Cannon policies protect the water supply

Carla Givens

An article recently published in the Clovis News Journal quoted a local citizen who expressed concern that Cannon Air Force Base is not participating in water conservation efforts. For years, water use has undoubtedly been one of the most polarizing issues in New Mexico and prolonged drought has made the issue yet more contentious. Recognizing the importance of water to eastern New Mexicans, Cannon implements several water conservation initiatives.
Xeriscaping is a landscaping concept conceived to save water. Cannon has developed a long-term landscaping plan designed to ensure continued improvements in water conservation through xeriscaping. This landscaping mindset focuses on the use of designs that mix healthy amounts of non-living materials, such as rock and bark, with sparing use of plants native to desert and arid climates. This proven method of water conservation has been highly encouraged at Cannon since 1997 and has been mandatory for all landscaping projects since 1999.
The most recent examples of Xeriscaping at Cannon include the replacement of a large portion of the existing, water-intensive landscaping at the wing headquarters with a xeriscaped design. This project displays the high-level support given by 27th Fighter Wing leadership to water conservation efforts.
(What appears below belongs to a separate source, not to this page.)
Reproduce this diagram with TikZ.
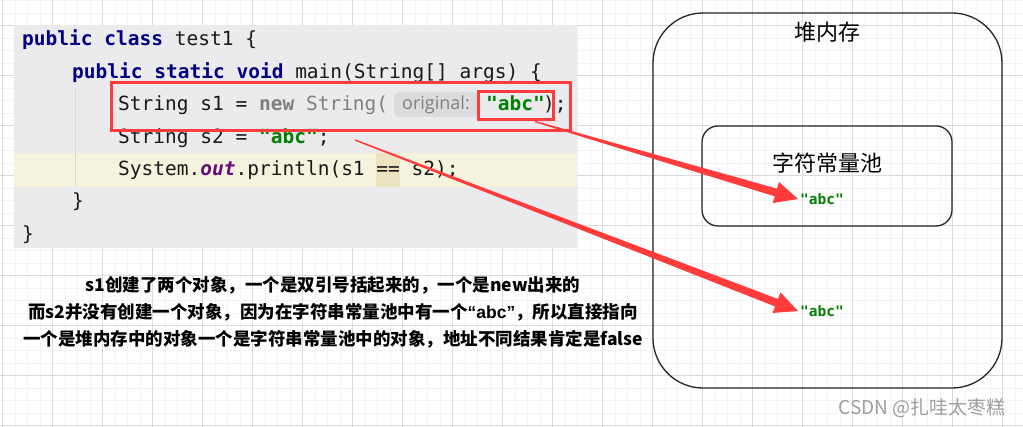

Two larger landscaping projects were undertaken recently in base housing and at the base entrance to reduce the amount of irrigation required in these areas.
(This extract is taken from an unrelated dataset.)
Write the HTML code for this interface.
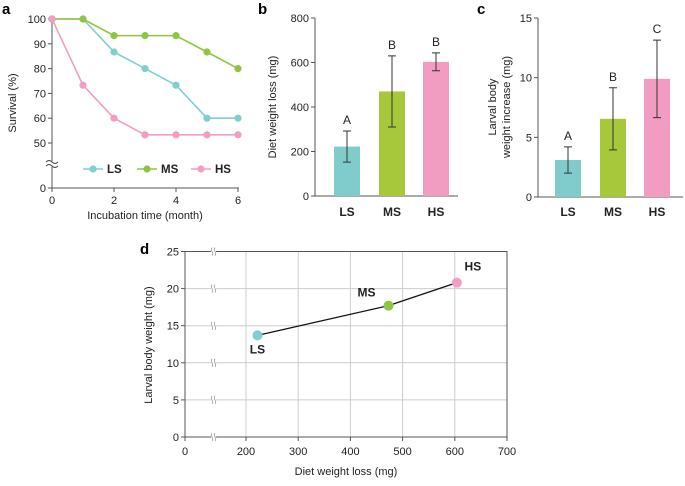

Cannon’s Whispering Winds Golf Course remains green thanks to the water-conserving concept incorporated in the construction of the wastewater treatment plant. Built in 1998, the wastewater plant was designed so treated effluent could be used for irrigation of the golf course. To date, more than 180 million gallons of wastewater have been used to irrigate recreational facilities, including the base golf course, thus decreasing the reliance on diminishing groundwater resources. On average, during 2002, 38 percent of this wastewater effluent was re-used for irrigation, approaching nearly 50 percent re-use during peak summer months.
Cannon has its own wells to supply the water needs for the base. This means the base does not impact the Clovis water supply infrastructure (tanks, pipes, etc.) and does not contribute to the high demand on the Clovis system in the summer months.
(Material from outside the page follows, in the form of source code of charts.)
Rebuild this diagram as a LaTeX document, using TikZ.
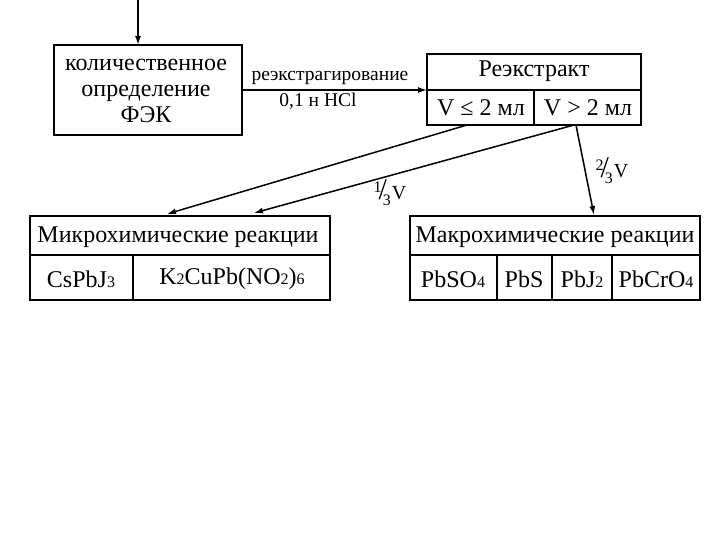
\documentclass[tikz,border=0pt]{standalone}
\usepackage{fontspec}
\usetikzlibrary{arrows.meta}
\setmainfont{Liberation Serif}
\newcommand{\sub}[1]{{\fontsize{16}{16}\selectfont #1}}
\newcommand{\frc}[2]{\raisebox{7pt}{\fontsize{16}{16}\selectfont #1}\kern-3pt{\fontsize{30}{30}\selectfont /}\kern-4pt\raisebox{-6pt}{\fontsize{16}{16}\selectfont #2}\kern1pt V}
\begin{document}
\begin{tikzpicture}[x=1pt,y=-1pt,
  bx/.style={draw,line width=1.2pt},
  txt/.style={font=\fontsize{24}{26}\selectfont},
  arr/.style={-{Latex[length=9pt,width=6pt]},line width=1.5pt}]
\useasboundingbox (0,0) rectangle (720,540);
% left box
\draw[bx] (54,45) rectangle (242,135);
\node[txt,align=center] (q) at (146,91) {количественное\\определение\\ФЭК};
\coordinate (top) at (138,0);
\coordinate (qt) at (138,45);
\draw[arr] (top) -- (qt);
% reextract box
\draw[bx] (427,54) rectangle (641,125);
\draw[bx] (427,90) -- (641,90);
\draw[bx] (534,90) -- (534,125);
\node[txt] (r) at (534,71) {Реэкстракт};
\node[txt] (v1) at (481,108) {V ≤ 2 мл};
\node[txt] (v2) at (588,108) {V > 2 мл};
\coordinate (qr) at (242,90);
\coordinate (rl) at (427,90);
\draw[arr] (qr) -- (rl);
\node[font=\fontsize{19.5}{20}\selectfont] (lab1) at (330,78) {реэкстрагирование};
\node[font=\fontsize{19.5}{20}\selectfont] (lab2) at (318,101) {0,1 н HCl};
% micro box
\draw[bx] (30,216) rectangle (330,300);
\draw[bx] (30,255) -- (330,255);
\draw[bx] (133,255) -- (133,300);
\node[txt] (mi) at (178,237) {Микрохимические реакции};
\node[txt] (cs) at (81,279) {CsPbJ\sub{3}};
\node[txt] (k) at (232,279) {K\sub{2}CuPb(NO\sub{2})\sub{6}};
% macro box
\draw[bx] (410,216) rectangle (700,300);
\draw[bx] (410,255) -- (700,255);
\draw[bx] (497,255) -- (497,300);
\draw[bx] (552,255) -- (552,300);
\draw[bx] (612,255) -- (612,300);
\node[txt] (ma) at (555,237) {Макрохимические реакции};
\node[txt] (p1) at (453,279) {PbSO\sub{4}};
\node[txt] (p2) at (524,279) {PbS};
\node[txt] (p3) at (582,279) {PbJ\sub{2}};
\node[txt] (p4) at (656,279) {PbCrO\sub{4}};
% connectors
\coordinate (a1) at (467,125);
\coordinate (a1e) at (167,214);
\coordinate (a2) at (574,125);
\coordinate (a2e) at (254,213);
\coordinate (a3) at (576,125);
\coordinate (a3e) at (594,215);
\draw[arr] (a1) -- (a1e);
\draw[arr] (a2) -- (a2e);
\draw[arr] (a3) -- (a3e);
\node[font=\fontsize{20}{20}\selectfont] (f1) at (390,193) {\frc{1}{3}};
\node[font=\fontsize{20}{20}\selectfont] (f2) at (612,171) {\frc{2}{3}};
\end{tikzpicture}
\end{document}
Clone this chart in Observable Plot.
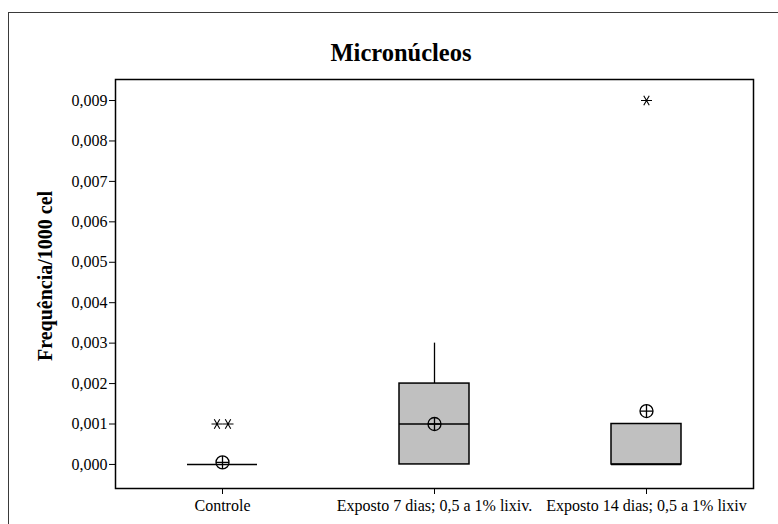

Water conservation efforts are also evident in the workplace and homes of Cannon’s residents. In 1999, the wing commander issued a policy letter regarding lawn watering in military family housing areas. The policy establishes no-watering hours during the heat of the day to prevent excessive evaporation and efficiently use water resources. It allows watering by house number on designated days in order to even out the demand on Cannon’s water supply. The policy also provides guidelines from local landscaping companies on the recommended watering depth and duration.
Instances of excessive water use or non-adherence to base policy can be cause to notify the offender’s commander. Such instances are rare, but adherence to the policy is quickly met. Low-water consumption plumbing fixtures (showerheads and commodes) are specified when facility construction or renovation occurs.
Cannon is playing an active part in the Clovis Water Conservation Committee, which was just established, and is looking at similar water conservations techniques. The base continues to be a good steward of New Mexico’s natural resources and is always searching for ways to protect and conserve the state’s vital water supply.

Carla Givens is solid waste manager for Cannon Air Force Base. Cannon’s Don White (environmental chief), Sam Pyeatt (deputy base civil engineer), Col. Lisa Firmin and Lt. Col. John C. Bower contributed to this report.